Los Angeles, USA - As the calendar goes, December tends to be a winning month for God.
Christians celebrate the birth of Christ. Jews mark the story of Hanukkah. Muslims this year will observe the start of Al-Hijra, the Islamic New Year.
And the American Humanist Assn. has decided to join the festivities with an alternative celebration in mind.
The group, consisting of atheists and others who say they embrace reason over religion, has launched a national godless holiday campaign, with ads appearing inside or on 250 buses in five U.S. cities, including Los Angeles and San Francisco starting today. The placards depict smiling people wearing red Santa hats with the slogan: "No God? . . . No problem!"

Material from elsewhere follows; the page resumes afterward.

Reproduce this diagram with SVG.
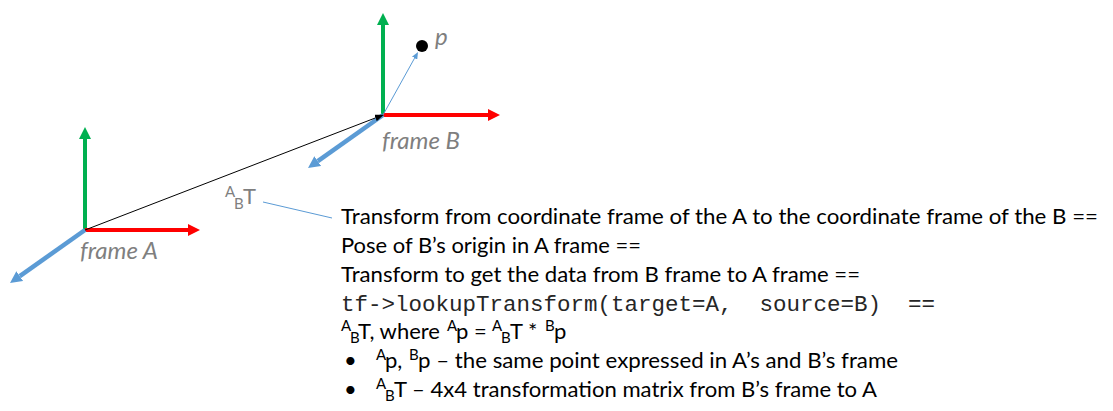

Humanist leaders say the $40,000 ad campaign, funded by contributions from association members, is meant to counter a barrage of religious messages during the holiday season, letting free-thinking atheists and agnostics know that they are not alone.
Morality, the humanists argue, is possible without faith in a higher power.
"It's OK to not believe in God," said Roy Speckhardt, the association's executive director in Washington, where ads began appearing on 220 buses and in 50 rail cars over the Thanksgiving holiday. "There shouldn't be a stigma that those folks aren't going to be upstanding good citizens."
But some faith groups see the "No God? . . . No Problem!" message as an assault on religion. Others say they are disturbed by the campaign's timing during the holy weeks leading up to Christmas.
"Why didn't they choose the summer solstice?" asked Bill Donohue, president of the Catholic League, a civil rights organization that puts up a Nativity scene every Christmas in New York's Central Park.
"I guess they have no other time of the year to get out their message except to crib off someone else's holiday," Donohue added.
Religious scholars said they supported the humanists' right to assert their views, but they called the campaign and the anti-religious approach misguided.
"They are depriving themselves of some really rich resources for moral insight," said Rabbi Elliot Dorff, a philosophy professor at American Jewish University in Los Angeles.
The stories, proverbs and laws contained in religious traditions, Dorff added, "give you a sense of what kind of person you should be and what kind of society you should strive to create."
Muzammil Siddiqi, director of the Islamic Society of Orange County, noted that polls show the vast majority of Americans believe in God. An anti-religious message thus belittles that conviction, he said.
"Peoples' faith should not be disrespected," said Siddiqi, chairman of the FiqhCouncil of North America, a body that issues interpretations about Islamic law. "I consider it indecent."
Still, the humanists hope their message will resonate with a growing audience of nonbelievers.
One recent study, the American Religious Identification Survey, found that the percentage of people who do not claim a religion has nearly doubled since 1990, growing to 15% last year.
The association sought to tap into this trend during the holidays last year with its first ad campaign using 220 buses in Washington. The placards asked passers-by: "Why believe in a God? Just be good for goodness' sake."
The ads triggered a backlash in the Washington area.
More than 300 people complained to the Washington Metropolitan Area Transit Authority about what they called the "inappropriate use of religion," said spokesman Steven Taubenkibel. He said the placards remained up because they did not violate agency policy, which prohibits advertisements only if they use profanity. (The agency has received only one complaint so far this time.)
But a Catholic group in nearby Maryland, the Center for Family Development, waged a five-week counteroffensive with ads on the inside, backs and sides of 220 buses that asked: "Why believe in God? Because I created you and I love you for goodness' sake -- GOD."
JoEllen Murphy, a center volunteer who organized the rebuttal campaign and raised $14,000 from friends and supporters to pay for it, said she did not plan to oppose this year's ads even as she lamented their theme.
"It's a downer of a message for Christians," Murphy said. "They are calling people to live a moral life, [but] they don't ask where good comes from. It's kind of shallow."
Humanists and others of like mind have seen their advertisements vandalized on occasion, or faced opposition elsewhere as they try to promote their beliefs.
A billboard paid for by the humanist association in Moscow, Idaho, home to the University of Idaho, was vandalized twice recently. The advertisement originally read "Millions are good without God." Someone painted over part of it, leaving the message as "Millions are good with God."
Other atheist groups in Iowa and Indiana have encountered resistance from public officials amid complaints about the use of the word God in bus ads.
The head of a national atheist group that helps local affiliates publicize their message said that such controversy, while unwelcome, actually helps their cause.
"When we get push back, it increases the news coverage and the publicity," said Fred Edwords, national director for the United Coalition of Reason, which claims 20 local coalitions around the country. "As a result, our numbers grow."
Humanists in Los Angeles predict that the new local campaign -- on city buses in the downtown area -- will proceed without a hitch.
"It's not as if we are condemning religion," said Lois Lyons, co-president of the Humanist Assn. of Los Angeles. "We are simply saying that there is another way of looking at things. Some people seem to take offense at that. I think we should let our point be made publicly."